*** SUPPLIED MATERIAL ***

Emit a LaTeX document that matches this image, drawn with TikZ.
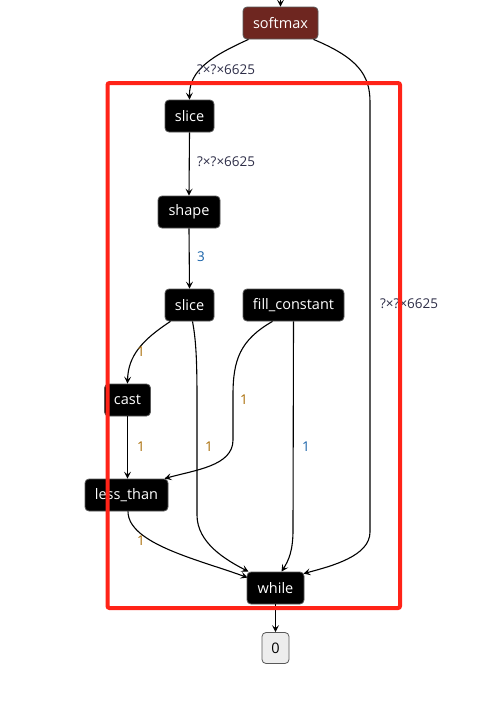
\documentclass[tikz,border=0pt]{standalone}
\usepackage{fontspec}
\setmainfont{Open Sans}
\usetikzlibrary{arrows.meta,calc}
\definecolor{redbox}{HTML}{FF2318}
\definecolor{smx}{HTML}{6E2620}
\definecolor{lblorange}{HTML}{A86A00}
\definecolor{lblblue}{HTML}{1560A8}
\definecolor{lbldark}{HTML}{2E2E48}
\begin{document}
\begin{tikzpicture}[x=1pt,y=-1pt,
  op/.style={draw=black!65, line width=0.8pt, fill=black, text=white, rounded corners=4pt,
    minimum height=32pt, inner sep=0pt, font=\fontsize{14.5}{16}\selectfont},
  val/.style={draw=black!65, line width=0.8pt, fill=black!7, text=black, rounded corners=4pt,
    minimum height=31pt, minimum width=27pt, inner sep=0pt, font=\fontsize{14.5}{16}\selectfont},
  conn/.style={line width=1.1pt, -{Stealth[length=7pt,width=7pt,inset=3pt]}},
  lbl/.style={anchor=west, inner sep=0pt, font=\fontsize{13.5}{15}\selectfont},
]
\useasboundingbox (0,0) rectangle (484,705);
\fill[white] (0,0) rectangle (484,705);

\node[op, fill=smx, minimum width=75pt] (softmax) at (280.5,23) {softmax};
\node[op, minimum width=49pt] (slice1) at (189.5,116) {slice};
\node[op, minimum width=62pt] (shape) at (189,212) {shape};
\node[op, minimum width=49pt] (slice2) at (189.5,305) {slice};
\node[op, minimum width=101pt] (fill) at (293.5,305) {fill\_constant};
\node[op, minimum width=46pt] (cast) at (127.5,400) {cast};
\node[op, minimum width=83pt] (less) at (126.5,495) {less\_than};
\node[op, minimum width=57pt] (while) at (275.5,588) {while};
\node[val] (zero) at (275.5,648) {0};

\coordinate (top) at (280.5,0);

\draw[conn] (top) -- (softmax.north);
\draw[conn] ([xshift=-32pt]softmax.south) .. controls (212,56) and (189,70) .. (slice1.north);
\draw[conn] ([xshift=33pt]softmax.south) .. controls (358,58) and (370,75) .. (370,102)
   -- (370,532) .. controls (370,556) and (332,566) .. ([xshift=28pt,yshift=-2pt]while.north);
\draw[conn] (slice1.south) -- (shape.north);
\draw[conn] (shape.south) -- (slice2.north);
\draw[conn] ([xshift=-19pt]slice2.south) .. controls (142,340) and (128,356) .. (cast.north);
\draw[conn] ([xshift=3pt]slice2.south) .. controls (196,340) and (197,360) .. (197,400)
   -- (197,515) .. controls (197,543) and (226,560) .. ([xshift=-27pt]while.north);
\draw[conn] ([xshift=-21pt]fill.south) .. controls (240,340) and (233,360) .. (233,395)
   -- (233,440) .. controls (233,466) and (195,470) .. ([xshift=38pt]less.north);
\draw[conn] ([xshift=0pt]fill.south) -- (293,530) .. controls (293,550) and (289,560) .. ([xshift=6pt]while.north);
\draw[conn] (cast.south) -- ([xshift=1pt]less.north);
\draw[conn] ([xshift=1.5pt]less.south) .. controls (128,544) and (200,560) .. ([xshift=-28pt,yshift=-6pt]while.north);
\draw[conn] (while.south) -- (zero.north);

\node[lbl, text=lbldark] (l1) at (197,70) {?×?×6625};
\node[lbl, text=lbldark] (l2) at (197,162) {?×?×6625};
\node[lbl, text=lbldark] (l3) at (380,304) {?×?×6625};
\node[lbl, text=lblblue] (l4) at (197,257) {3};
\node[lbl, text=lblorange] (l5) at (137,352) {1};
\node[lbl, text=lblorange] (l6) at (240,400) {1};
\node[lbl, text=lblorange] (l7) at (137,447) {1};
\node[lbl, text=lblorange] (l8) at (205,447) {1};
\node[lbl, text=lblblue] (l9) at (302,447) {1};
\node[lbl, text=lblorange] (l10) at (137,541) {1};

\draw[redbox, line width=4pt, rounded corners=2pt] (107.5,83) rectangle (400,608);
\end{tikzpicture}
\end{document}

***

CHALLENGE | Set down all the data again exactly as above, pictures excluded.

REPLY |
Emit a LaTeX document that matches this image, drawn with TikZ.
\documentclass[tikz,border=0pt]{standalone}
\usepackage{fontspec}
\setmainfont{Open Sans}
\usetikzlibrary{arrows.meta,calc}
\definecolor{redbox}{HTML}{FF2318}
\definecolor{smx}{HTML}{6E2620}
\definecolor{lblorange}{HTML}{A86A00}
\definecolor{lblblue}{HTML}{1560A8}
\definecolor{lbldark}{HTML}{2E2E48}
\begin{document}
\begin{tikzpicture}[x=1pt,y=-1pt,
  op/.style={draw=black!65, line width=0.8pt, fill=black, text=white, rounded corners=4pt,
    minimum height=32pt, inner sep=0pt, font=\fontsize{14.5}{16}\selectfont},
  val/.style={draw=black!65, line width=0.8pt, fill=black!7, text=black, rounded corners=4pt,
    minimum height=31pt, minimum width=27pt, inner sep=0pt, font=\fontsize{14.5}{16}\selectfont},
  conn/.style={line width=1.1pt, -{Stealth[length=7pt,width=7pt,inset=3pt]}},
  lbl/.style={anchor=west, inner sep=0pt, font=\fontsize{13.5}{15}\selectfont},
]
\useasboundingbox (0,0) rectangle (484,705);
\fill[white] (0,0) rectangle (484,705);

\node[op, fill=smx, minimum width=75pt] (softmax) at (280.5,23) {softmax};
\node[op, minimum width=49pt] (slice1) at (189.5,116) {slice};
\node[op, minimum width=62pt] (shape) at (189,212) {shape};
\node[op, minimum width=49pt] (slice2) at (189.5,305) {slice};
\node[op, minimum width=101pt] (fill) at (293.5,305) {fill\_constant};
\node[op, minimum width=46pt] (cast) at (127.5,400) {cast};
\node[op, minimum width=83pt] (less) at (126.5,495) {less\_than};
\node[op, minimum width=57pt] (while) at (275.5,588) {while};
\node[val] (zero) at (275.5,648) {0};

\coordinate (top) at (280.5,0);

\draw[conn] (top) -- (softmax.north);
\draw[conn] ([xshift=-32pt]softmax.south) .. controls (212,56) and (189,70) .. (slice1.north);
\draw[conn] ([xshift=33pt]softmax.south) .. controls (358,58) and (370,75) .. (370,102)
   -- (370,532) .. controls (370,556) and (332,566) .. ([xshift=28pt,yshift=-2pt]while.north);
\draw[conn] (slice1.south) -- (shape.north);
\draw[conn] (shape.south) -- (slice2.north);
\draw[conn] ([xshift=-19pt]slice2.south) .. controls (142,340) and (128,356) .. (cast.north);
\draw[conn] ([xshift=3pt]slice2.south) .. controls (196,340) and (197,360) .. (197,400)
   -- (197,515) .. controls (197,543) and (226,560) .. ([xshift=-27pt]while.north);
\draw[conn] ([xshift=-21pt]fill.south) .. controls (240,340) and (233,360) .. (233,395)
   -- (233,440) .. controls (233,466) and (195,470) .. ([xshift=38pt]less.north);
\draw[conn] ([xshift=0pt]fill.south) -- (293,530) .. controls (293,550) and (289,560) .. ([xshift=6pt]while.north);
\draw[conn] (cast.south) -- ([xshift=1pt]less.north);
\draw[conn] ([xshift=1.5pt]less.south) .. controls (128,544) and (200,560) .. ([xshift=-28pt,yshift=-6pt]while.north);
\draw[conn] (while.south) -- (zero.north);

\node[lbl, text=lbldark] (l1) at (197,70) {?×?×6625};
\node[lbl, text=lbldark] (l2) at (197,162) {?×?×6625};
\node[lbl, text=lbldark] (l3) at (380,304) {?×?×6625};
\node[lbl, text=lblblue] (l4) at (197,257) {3};
\node[lbl, text=lblorange] (l5) at (137,352) {1};
\node[lbl, text=lblorange] (l6) at (240,400) {1};
\node[lbl, text=lblorange] (l7) at (137,447) {1};
\node[lbl, text=lblorange] (l8) at (205,447) {1};
\node[lbl, text=lblblue] (l9) at (302,447) {1};
\node[lbl, text=lblorange] (l10) at (137,541) {1};

\draw[redbox, line width=4pt, rounded corners=2pt] (107.5,83) rectangle (400,608);
\end{tikzpicture}
\end{document}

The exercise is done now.